Strava est la principale communauté numérique pour les sportifs, rassemblant plus de 120 millions d'athlètes dans plus de 190 pay
Strava est la principale communauté numérique pour les sportifs, rassemblant plus de 120 millions d’athlètes dans plus de 190 pays.

Le désaccord ne se limite pas aux brevets. Depuis le 1er juillet, Garmin a durci les conditions d’utilisation de son API, la passerelle qui permet à Strava – et à d’autres applications applications – de se connecter à ses montres et compteurs.
Dorénavant, toute application utilisant des données issues d’appareils Garmin doit mentionner explicitement la marque, voire afficher son logo.


Strava – qui prépare son entrée en bourse pour 2026 – juge cette exigence excessive et refuse de s’y plier, évoquant une forme de « publicité forcée ». L’as du GPS réplique, et menace de restreindre l’accès à ses données à partir du 1er novembre si Strava ne se conforme pas aux nouvelles règles.

L’affaire portée devant un tribunal du Colorado va lui, puisque Strava réclame l’interdiction de commercialiser les montres intégrant les deux fonctionnalités (segments et heatmaps) ainsi que des dommages financiers pour « usage illégal » de ces deux technologies.

Si le réseau social – qui dit avoir tenté de régler ce différend à l’amiable – gagne ce procès, les ventes des montres Fenix, Forerunner et Epix, ainsi que les compteurs de vélo Edge pourraient être suspendue.

Plus vraisemblablement, ce conflit pourrait signifier la fin de la synchronisation automatique entre Garmin Connect et Strava, une habitude bien ancrée chez les coureurs et cyclistes du monde entier.

Quelles conséquences pour les utilisateurs ?

Garmin, leader incontesté du GPS embarqué clôture le deuxième trimestre 2025 avec un chiffre d'affaires total de 1,81 milliards de dollars.
Garmin, leader incontesté du GPS embarqué clôture le deuxième trimestre 2025 avec un chiffre d’affaires total de 1,81 milliards de dollars. Les montres cardio-GPS pour les coureurs ne représentent qu’une partie de son activité.

Pour l’instant, aucune coupure n’a été constatée. Les activités continuent de se synchroniser normalement. Mais si le bras de fer se durcit, plusieurs scénarios sont possibles :

  • Perte temporaire ou totale de la synchronisation automatique entre les montres Garmin et Strava, obligeant les sportifs à importer manuellement leurs activités.
  • Disparition ou modification des segments et des cartes thermiques sur les appareils Garmin si Strava obtient gain de cause devant les tribunaux.
  • Fragmentation du marché, chaque acteur cherchant à verrouiller son écosystème et à limiter les connexions avec ses concurrents.

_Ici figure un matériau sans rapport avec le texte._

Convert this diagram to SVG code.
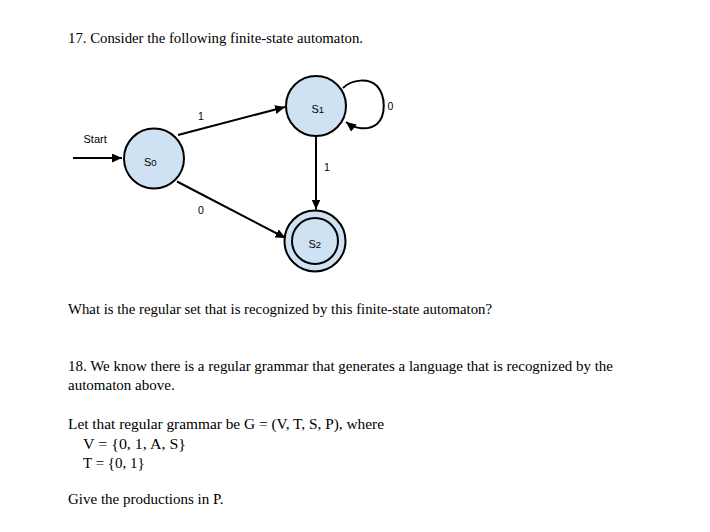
<svg xmlns="http://www.w3.org/2000/svg" width="710" height="532" viewBox="0 0 710 532">
<defs>
<style>
.t{font-family:"Liberation Serif","Times New Roman",serif;font-size:15px;fill:#000}
.d{font-family:"Liberation Sans",Arial,sans-serif;font-size:11px;fill:#000}
.lbl{font-family:"Liberation Sans",Arial,sans-serif;font-size:10.5px;fill:#000}
.sub{font-size:9.5px}
.st{fill:#cfe2f3;stroke:#000;stroke-width:2}
.in{fill:none;stroke:#000;stroke-width:2}
.e{fill:none;stroke:#000;stroke-width:2;marker-end:url(#ah)}
</style>
<marker id="ah" markerUnits="userSpaceOnUse" markerWidth="11" markerHeight="9" refX="10" refY="4.5" orient="auto">
<path d="M0,0 L10,4.5 L0,9 z" fill="#000"/>
</marker>
</defs>
<rect width="710" height="532" fill="#fff"/>
<text class="t" x="68" y="43" textLength="295" lengthAdjust="spacingAndGlyphs">17. Consider the following finite-state automaton.</text>
<g id="connectors">
<line class="e" x1="73" y1="158" x2="122" y2="158"/>
<line class="e" x1="178" y1="135" x2="285" y2="107"/>
<line class="e" x1="177" y1="181.5" x2="285.5" y2="238"/>
<line class="e" x1="316" y1="136" x2="316" y2="209.5"/>
<path class="e" d="M343,88 C352,79 369,78 377,86 C386,96 386,116 377,124 C368,131 355,129 346,122"/>
<text class="d" x="83.5" y="142.5">Start</text>
<text class="lbl" x="201" y="120" text-anchor="middle">1</text>
<text class="lbl" x="201" y="213.5" text-anchor="middle">0</text>
<text class="lbl" x="327" y="171" text-anchor="middle">1</text>
<text class="lbl" x="390.5" y="109.5" text-anchor="middle">0</text>
</g>
<g id="s0">
<circle class="st" cx="154" cy="158.5" r="30"/>
<text class="d" x="144" y="166">S<tspan class="sub">0</tspan></text>
</g>
<g id="s1">
<circle class="st" cx="316" cy="106" r="30"/>
<text class="d" x="311.5" y="112.5">S<tspan class="sub">1</tspan></text>
</g>
<g id="s2">
<circle class="st" cx="315" cy="241" r="30.5"/>
<circle class="in" cx="315" cy="241" r="23"/>
<text class="d" x="308.5" y="247.5">S<tspan class="sub">2</tspan></text>
</g>
<text class="t" x="68" y="313.5" textLength="424" lengthAdjust="spacingAndGlyphs">What is the regular set that is recognized by this finite-state automaton?</text>
<text class="t" x="68" y="371" textLength="545" lengthAdjust="spacingAndGlyphs">18. We know there is a regular grammar that generates a language that is recognized by the</text>
<text class="t" x="68" y="390">automaton above.</text>
<text class="t" x="68" y="429" textLength="316" lengthAdjust="spacingAndGlyphs">Let that regular grammar be G = (V, T, S, P), where</text>
<text class="t" x="83" y="448.5" textLength="103" lengthAdjust="spacingAndGlyphs">V = {0, 1, A, S}</text>
<text class="t" x="83" y="468">T = {0, 1}</text>
<text class="t" x="68" y="504">Give the productions in P.</text>
</svg>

Dans le pire des cas, cela pourrait pousser certains utilisateurs à changer de plateforme ou de montre, selon les fonctionnalités qu’ils jugent essentielles à leur pratique.

Un combat stratégique

Derrière cette guerre ouverte se joue un enjeu majeur : le contrôle de la donnée sportive. Les kilomètres parcourus, les traces GPS, les segments et les performances individuelles représentent un capital numérique considérable. Strava, comme Garmin, veulent garder la main sur la façon dont ces données sont collectées, partagées et valorisées.

Ce conflit pose aussi la question du modèle économique. Strava mise sur les abonnements premium et la puissance de sa communauté, tandis que Garmin tire l’essentiel de ses revenus du matériel, enrichi de services connectés. Les deux marques se retrouvent donc sur le même terrain : fidéliser l’utilisateur en lui offrant un écosystème complet et exclusif.

Quoi qu’il en soit, cette bataille Strava–Garmin marque un tournant dans le monde du sport connecté. La donnée est devenue l’enjeu central de la performance — et désormais, un terrain de guerre entre les marques.

D’ailleurs Suunto n’a pas tardé à sortir du bois. En effet, le concurrent finlandais intente à son tour une action en justice aux Etats-Unis contre Garmin, l’accusant d’avoir enfreint au moins cinq de ses brevets. La guerre ne fait donc que commencer.

Pour l’heure, Garmin, n’a pas communiqué. Si l’action de ce géant mondial de l’électronique baisse depuis cinq jour, elle reste à un niveau record (254,34 USD).